Set task: Looking at the data below, count the lines that contain the string "this". Write only the total.

───── Data rows ─────

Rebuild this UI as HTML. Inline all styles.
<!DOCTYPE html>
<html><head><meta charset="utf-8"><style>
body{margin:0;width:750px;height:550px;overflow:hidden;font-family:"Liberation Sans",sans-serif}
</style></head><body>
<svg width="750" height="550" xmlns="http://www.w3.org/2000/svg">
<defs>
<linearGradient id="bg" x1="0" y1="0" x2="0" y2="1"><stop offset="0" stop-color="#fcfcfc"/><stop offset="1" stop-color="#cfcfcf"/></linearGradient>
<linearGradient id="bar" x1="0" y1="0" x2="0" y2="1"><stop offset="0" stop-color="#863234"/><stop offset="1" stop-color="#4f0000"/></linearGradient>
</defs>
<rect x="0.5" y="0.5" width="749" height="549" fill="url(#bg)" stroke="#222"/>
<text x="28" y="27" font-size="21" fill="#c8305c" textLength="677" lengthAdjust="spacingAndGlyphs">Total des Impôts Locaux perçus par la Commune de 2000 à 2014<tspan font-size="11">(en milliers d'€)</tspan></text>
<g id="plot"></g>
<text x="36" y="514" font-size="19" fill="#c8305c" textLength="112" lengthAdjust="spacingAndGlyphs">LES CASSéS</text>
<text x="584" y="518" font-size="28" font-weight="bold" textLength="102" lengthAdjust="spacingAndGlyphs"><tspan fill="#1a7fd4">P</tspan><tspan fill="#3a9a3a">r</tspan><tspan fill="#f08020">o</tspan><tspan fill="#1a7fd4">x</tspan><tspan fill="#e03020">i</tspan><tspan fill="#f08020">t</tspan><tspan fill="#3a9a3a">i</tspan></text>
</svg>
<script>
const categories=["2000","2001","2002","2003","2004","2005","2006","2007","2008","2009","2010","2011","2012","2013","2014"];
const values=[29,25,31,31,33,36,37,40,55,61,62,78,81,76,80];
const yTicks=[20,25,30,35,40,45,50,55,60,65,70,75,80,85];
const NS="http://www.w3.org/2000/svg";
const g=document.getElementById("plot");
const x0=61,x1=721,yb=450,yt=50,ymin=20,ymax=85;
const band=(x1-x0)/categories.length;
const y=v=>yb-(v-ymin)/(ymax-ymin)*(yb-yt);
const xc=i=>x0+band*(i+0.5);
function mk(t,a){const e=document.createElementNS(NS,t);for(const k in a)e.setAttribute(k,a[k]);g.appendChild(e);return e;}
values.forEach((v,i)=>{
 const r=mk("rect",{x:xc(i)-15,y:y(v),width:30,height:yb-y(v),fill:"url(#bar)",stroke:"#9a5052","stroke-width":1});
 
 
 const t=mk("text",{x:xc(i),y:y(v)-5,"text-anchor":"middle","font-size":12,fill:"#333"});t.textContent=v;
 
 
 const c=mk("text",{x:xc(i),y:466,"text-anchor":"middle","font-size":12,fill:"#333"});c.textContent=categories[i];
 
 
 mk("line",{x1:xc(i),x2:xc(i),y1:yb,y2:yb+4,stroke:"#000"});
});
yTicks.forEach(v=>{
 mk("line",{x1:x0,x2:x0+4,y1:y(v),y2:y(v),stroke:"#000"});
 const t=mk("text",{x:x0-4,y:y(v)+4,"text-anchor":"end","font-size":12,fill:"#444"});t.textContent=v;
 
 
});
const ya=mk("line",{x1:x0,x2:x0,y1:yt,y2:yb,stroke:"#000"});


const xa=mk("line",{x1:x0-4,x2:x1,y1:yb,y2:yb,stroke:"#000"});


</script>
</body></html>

─────
───── Data rows ─────

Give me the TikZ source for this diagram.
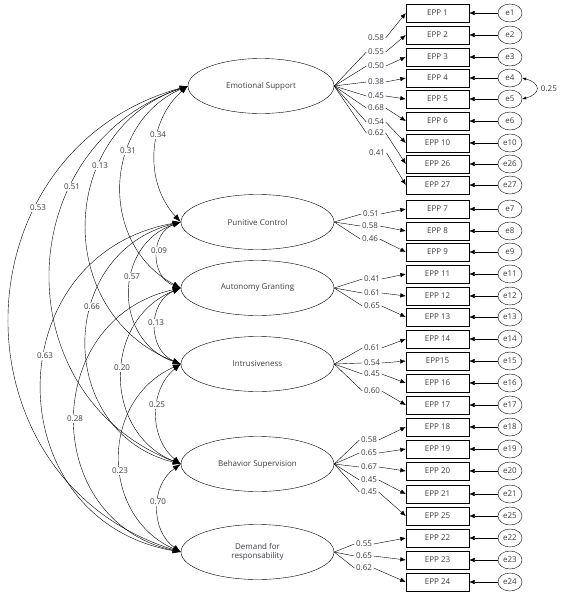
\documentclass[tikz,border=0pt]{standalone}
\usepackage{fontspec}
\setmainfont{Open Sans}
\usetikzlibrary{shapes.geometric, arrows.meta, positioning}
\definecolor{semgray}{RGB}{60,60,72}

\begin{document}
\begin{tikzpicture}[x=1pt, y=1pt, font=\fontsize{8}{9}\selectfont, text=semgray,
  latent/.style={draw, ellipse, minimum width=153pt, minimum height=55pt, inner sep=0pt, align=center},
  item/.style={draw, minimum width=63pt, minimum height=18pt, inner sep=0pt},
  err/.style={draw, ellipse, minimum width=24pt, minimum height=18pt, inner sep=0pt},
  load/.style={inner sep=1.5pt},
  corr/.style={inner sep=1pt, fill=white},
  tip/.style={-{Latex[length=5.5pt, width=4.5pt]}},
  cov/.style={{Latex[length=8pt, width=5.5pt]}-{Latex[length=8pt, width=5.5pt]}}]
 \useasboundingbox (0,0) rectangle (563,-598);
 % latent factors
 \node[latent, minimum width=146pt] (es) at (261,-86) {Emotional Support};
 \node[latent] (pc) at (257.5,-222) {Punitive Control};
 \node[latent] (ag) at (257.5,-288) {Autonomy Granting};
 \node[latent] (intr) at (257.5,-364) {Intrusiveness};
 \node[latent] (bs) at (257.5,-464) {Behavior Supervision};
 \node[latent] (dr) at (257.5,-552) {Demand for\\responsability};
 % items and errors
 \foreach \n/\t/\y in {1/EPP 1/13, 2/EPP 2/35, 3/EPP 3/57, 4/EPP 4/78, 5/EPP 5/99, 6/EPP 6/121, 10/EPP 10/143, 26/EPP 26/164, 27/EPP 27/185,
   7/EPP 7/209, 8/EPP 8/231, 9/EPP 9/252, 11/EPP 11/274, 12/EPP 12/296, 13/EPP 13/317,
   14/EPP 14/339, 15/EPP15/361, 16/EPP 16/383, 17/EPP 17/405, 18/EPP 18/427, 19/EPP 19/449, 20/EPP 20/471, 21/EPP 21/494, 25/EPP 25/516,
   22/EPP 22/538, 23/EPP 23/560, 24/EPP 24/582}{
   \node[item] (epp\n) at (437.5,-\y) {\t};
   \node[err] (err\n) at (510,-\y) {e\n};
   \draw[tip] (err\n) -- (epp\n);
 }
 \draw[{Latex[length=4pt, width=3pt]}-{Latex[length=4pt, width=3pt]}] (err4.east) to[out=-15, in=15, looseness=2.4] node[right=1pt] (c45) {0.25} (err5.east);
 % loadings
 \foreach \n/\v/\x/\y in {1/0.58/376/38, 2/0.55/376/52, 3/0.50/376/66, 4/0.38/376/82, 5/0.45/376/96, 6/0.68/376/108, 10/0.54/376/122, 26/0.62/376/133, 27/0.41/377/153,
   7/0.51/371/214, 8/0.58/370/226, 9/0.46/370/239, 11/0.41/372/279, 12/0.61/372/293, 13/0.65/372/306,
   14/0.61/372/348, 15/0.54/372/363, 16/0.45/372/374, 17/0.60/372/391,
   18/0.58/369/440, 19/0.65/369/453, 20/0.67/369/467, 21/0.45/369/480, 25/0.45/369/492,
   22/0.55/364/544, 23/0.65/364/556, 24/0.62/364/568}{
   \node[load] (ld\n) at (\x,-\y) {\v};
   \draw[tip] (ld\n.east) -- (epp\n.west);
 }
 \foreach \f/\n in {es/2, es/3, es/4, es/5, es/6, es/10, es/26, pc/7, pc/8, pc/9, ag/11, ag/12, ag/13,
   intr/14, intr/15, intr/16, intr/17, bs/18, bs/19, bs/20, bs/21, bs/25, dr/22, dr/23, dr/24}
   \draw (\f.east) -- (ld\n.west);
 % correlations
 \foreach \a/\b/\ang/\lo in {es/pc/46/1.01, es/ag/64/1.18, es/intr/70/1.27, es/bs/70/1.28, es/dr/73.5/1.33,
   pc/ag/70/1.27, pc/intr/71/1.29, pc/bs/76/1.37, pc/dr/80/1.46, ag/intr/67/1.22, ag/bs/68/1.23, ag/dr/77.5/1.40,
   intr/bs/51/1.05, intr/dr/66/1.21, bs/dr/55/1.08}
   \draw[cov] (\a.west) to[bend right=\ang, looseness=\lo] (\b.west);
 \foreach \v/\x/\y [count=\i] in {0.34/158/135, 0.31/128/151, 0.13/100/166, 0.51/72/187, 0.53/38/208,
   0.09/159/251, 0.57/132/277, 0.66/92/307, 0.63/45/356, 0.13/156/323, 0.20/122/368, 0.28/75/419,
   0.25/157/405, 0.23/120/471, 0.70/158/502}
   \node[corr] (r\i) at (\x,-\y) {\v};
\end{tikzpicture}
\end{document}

─────
───── Data rows ─────

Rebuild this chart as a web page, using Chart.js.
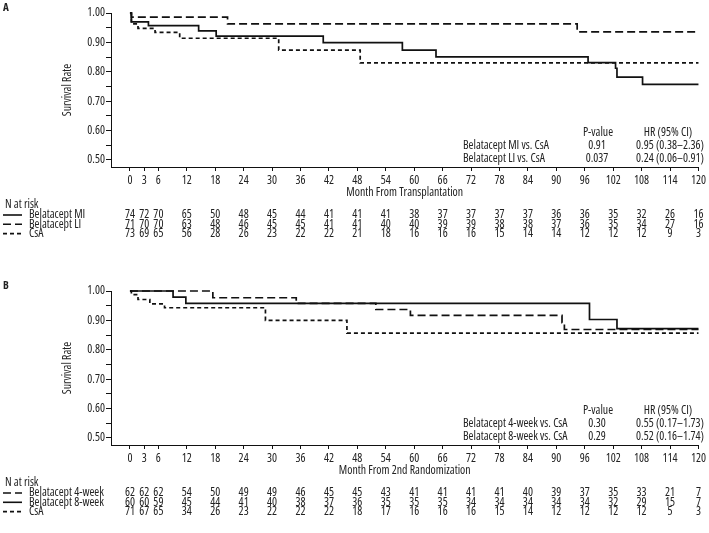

─────

Answer for the task: 3